もう一人あまり知られていないのが、アネット・ピーコックとの出会いだ。5曲目の「ビーン・アンド・ゴーン」に作曲家としてクレジットされた彼女は、ポール・ブレイとの仕事でよく知られた先進的なジャズ・ヴォーカリストで、彼女もこの時期、しばらくアル・クーパーと交際したことがあるらしい。このアルバムの「ピーコック・レディ」は「孔雀の婦人」という抽象名ではなく、文字通りピーコックの名字をタイトルに冠したものだ。この曲でのピーコックは、クーパーのもとを離れていってしまう、いと惜しい相手だ。
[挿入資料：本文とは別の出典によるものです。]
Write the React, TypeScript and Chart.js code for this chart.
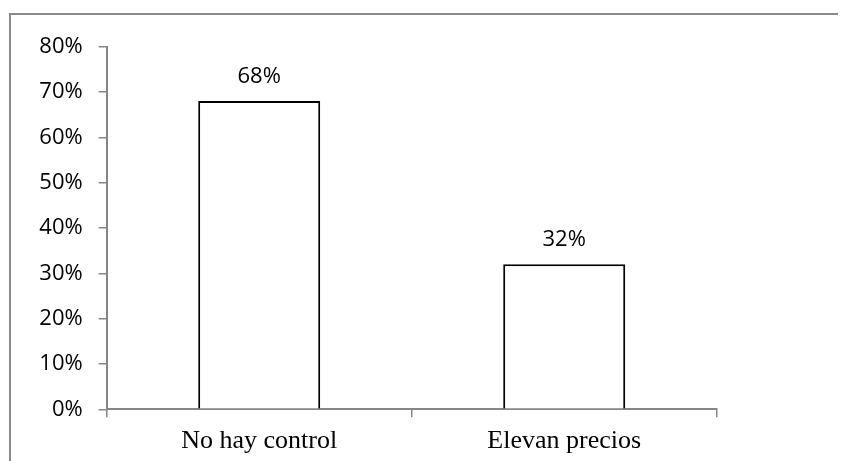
import React, { useEffect, useRef } from "react";
import { Chart, registerables } from "chart.js";

Chart.register(...registerables);

const categories: string[] = ["No hay control", "Elevan precios"];
const values: number[] = [68, 32];
const yTickValues: number[] = [0, 10, 20, 30, 40, 50, 60, 70, 80];

const AXIS_GRAY = "#868686";
const SANS = "'Open Sans'";

const valueLabelPlugin = {
  id: "valueLabels",
  afterDatasetsDraw(chart: any) {
    const ctx = chart.ctx;
    const meta = chart.getDatasetMeta(0);
    ctx.save();
    ctx.font = "22px " + SANS;
    ctx.fillStyle = "#000";
    ctx.textAlign = "center";
    ctx.textBaseline = "alphabetic";
    meta.data.forEach((el: any, i: number) => {
      ctx.fillText(values[i] + "%", el.x, el.y - 18);
    });
    ctx.restore();
  },
};

export default function App() {
  const ref = useRef<HTMLCanvasElement | null>(null);
  useEffect(() => {
    if (!ref.current) return;
    const chart = new Chart(ref.current, {
      type: "bar",
      data: {
        labels: categories,
        datasets: [
          {
            data: values,
            backgroundColor: "#ffffff",
            borderColor: "#000000",
            borderWidth: 2,
            borderSkipped: "bottom",
            barPercentage: 1,
            categoryPercentage: 0.4,
          },
        ],
      },
      options: {
        animation: false,
        responsive: false,
        events: [],
        layout: { padding: { left: 0, top: 38.7, right: 129.3, bottom: 0 } },
        plugins: { legend: { display: false }, tooltip: { enabled: false } },
        scales: {
          x: {
            grid: {
              display: true,
              drawOnChartArea: false,
              drawTicks: true,
              tickLength: 8,
              color: AXIS_GRAY,
              lineWidth: 1.5,
              offset: true,
            },
            border: { display: true, color: AXIS_GRAY, width: 2 },
            ticks: {
              color: "#000",
              font: { family: "'Liberation Serif'", size: 26 },
              padding: 8,
              maxRotation: 0,
            },
            afterFit: (scale: any) => {
              scale.height = 51.7;
            },
          },
          y: {
            min: yTickValues[0],
            max: yTickValues[yTickValues.length - 1],
            afterBuildTicks: (scale: any) => {
              scale.ticks = yTickValues.map((v) => ({ value: v }));
            },
            grid: {
              display: true,
              drawOnChartArea: false,
              drawTicks: true,
              tickLength: 8,
              color: AXIS_GRAY,
              lineWidth: 1.5,
            },
            border: { display: true, color: AXIS_GRAY, width: 2 },
            ticks: {
              color: "#000",
              font: { family: SANS, size: 22 },
              padding: 16,
              callback: (v: any) => v + "%",
            },
            afterFit: (scale: any) => {
              scale.width = 98.7;
            },
          },
        },
      },
      plugins: [valueLabelPlugin],
    });
    return () => chart.destroy();
  }, []);

  return (
    <div style={{ position: "relative", width: 838, height: 453, overflow: "hidden", background: "#fff" }}>
      <div
        style={{
          position: "absolute",
          left: 1,
          top: 5,
          width: 1200,
          height: 1200,
          borderLeft: "2px solid #8a8a8a",
          borderTop: "2px solid #8a8a8a",
          boxSizing: "border-box",
        }}
      />
      <canvas ref={ref} width={838} height={453} style={{ position: "absolute", left: 0, top: 0 }} />
    </div>
  );
}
「彼女の声をラジオで聞いた/交通費なんか気にしないさ/彼女の甘い歌声が聴けるなら」「可憐な彼女は今もどこかで演奏している/彼女はいつも飛んでいってしまう、立ち止まることはできないんだ/僕はピーコック・レディのことで頭がいっぱい/僕を中に入れてくれないか、優しく包み込んでほしい」


そして、アルバム最後の
「人生は不公平」も、ピーコックとの束の間の恋を嘆いた歌である。今は傍にいる彼女も、そのうち別の男のところに行ってしまう。その男が君のことをどれだけ愛しているかも分からない、けど君は僕のもとを離れてしまう・・・。クーパーはこのアルバムで、はじめて曲名と関係のないアルバム・タイトルを付け、「ネイキッド・ソングズ」(=赤心の歌)という名前を選んだ。25歳までに名声を築いた男は、30歳を目前にして人生の有難味と苦味を悟った、アルバムを貫くそんな素直さが、ファンの心を惹きつけている。
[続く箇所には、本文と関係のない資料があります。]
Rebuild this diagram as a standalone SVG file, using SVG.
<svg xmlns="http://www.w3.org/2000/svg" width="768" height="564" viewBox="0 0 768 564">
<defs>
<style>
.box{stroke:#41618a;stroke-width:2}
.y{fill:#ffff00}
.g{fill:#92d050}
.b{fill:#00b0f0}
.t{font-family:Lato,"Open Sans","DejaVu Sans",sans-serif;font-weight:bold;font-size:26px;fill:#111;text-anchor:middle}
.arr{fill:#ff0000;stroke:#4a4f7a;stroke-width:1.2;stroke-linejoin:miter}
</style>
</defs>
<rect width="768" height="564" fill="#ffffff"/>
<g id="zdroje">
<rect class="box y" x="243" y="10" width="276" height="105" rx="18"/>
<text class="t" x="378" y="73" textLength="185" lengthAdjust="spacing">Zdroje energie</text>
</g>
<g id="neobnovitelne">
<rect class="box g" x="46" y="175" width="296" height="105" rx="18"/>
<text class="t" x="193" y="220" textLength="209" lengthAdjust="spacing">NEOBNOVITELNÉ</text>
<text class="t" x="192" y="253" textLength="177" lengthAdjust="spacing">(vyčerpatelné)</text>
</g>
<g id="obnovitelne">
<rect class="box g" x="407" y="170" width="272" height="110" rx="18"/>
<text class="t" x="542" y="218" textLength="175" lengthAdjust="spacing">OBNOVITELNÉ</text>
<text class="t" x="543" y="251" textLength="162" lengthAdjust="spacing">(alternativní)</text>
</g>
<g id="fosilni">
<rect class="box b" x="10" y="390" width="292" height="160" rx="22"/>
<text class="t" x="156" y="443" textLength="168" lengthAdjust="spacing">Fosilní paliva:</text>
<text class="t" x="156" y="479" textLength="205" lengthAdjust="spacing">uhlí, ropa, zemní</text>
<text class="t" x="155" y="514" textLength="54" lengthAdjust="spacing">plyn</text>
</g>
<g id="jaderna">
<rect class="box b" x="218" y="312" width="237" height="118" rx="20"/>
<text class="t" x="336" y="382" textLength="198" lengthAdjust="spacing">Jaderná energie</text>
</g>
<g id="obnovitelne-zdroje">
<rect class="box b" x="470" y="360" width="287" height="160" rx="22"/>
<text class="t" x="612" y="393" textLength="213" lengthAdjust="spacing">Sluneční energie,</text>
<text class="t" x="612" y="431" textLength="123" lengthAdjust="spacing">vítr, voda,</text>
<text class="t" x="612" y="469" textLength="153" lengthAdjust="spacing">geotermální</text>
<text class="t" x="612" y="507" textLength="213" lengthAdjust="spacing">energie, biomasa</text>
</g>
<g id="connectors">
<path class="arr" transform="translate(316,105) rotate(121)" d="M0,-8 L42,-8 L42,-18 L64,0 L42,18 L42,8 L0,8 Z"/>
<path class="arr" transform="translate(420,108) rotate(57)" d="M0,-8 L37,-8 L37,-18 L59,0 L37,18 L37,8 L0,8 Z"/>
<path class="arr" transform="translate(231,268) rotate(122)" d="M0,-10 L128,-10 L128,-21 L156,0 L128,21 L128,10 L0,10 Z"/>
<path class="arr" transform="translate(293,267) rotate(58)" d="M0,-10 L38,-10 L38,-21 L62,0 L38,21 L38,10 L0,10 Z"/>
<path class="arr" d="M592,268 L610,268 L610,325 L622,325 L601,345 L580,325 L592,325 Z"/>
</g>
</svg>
このアルバムは、アル・クーパーのコロンビア・レコーズでの最後のスタジオ盤になった。クーパーを常に高く評価し、彼の移籍を止めていたクライヴ・デイヴィスは、社内の権力闘争をきっかけに73年、辞職を余儀なくされ、コロンビアにはもはやクーパーを引き止める者もいなくなった。『赤心の歌』の一部は、南部のジョージア州アトランタで録音され、当時結成されたばかりのアトランタ・リズム・セクションが2曲でバックを務めている。彼らはもともとロイ・オービソンのバックバンドから発展したグループで、クーパーはその前身バンド時代からの知り合いだった。72年ツアーで3年ぶりにアトランタを訪れた彼は、アトランタ・リズム・セクションの面々の音楽的成長ぶりに感心し、さっそくソロアルバムの収録に起用したのだ。そして、この決断が、アル・クーパーを次の新たな音楽人生へと導く契機になったのである。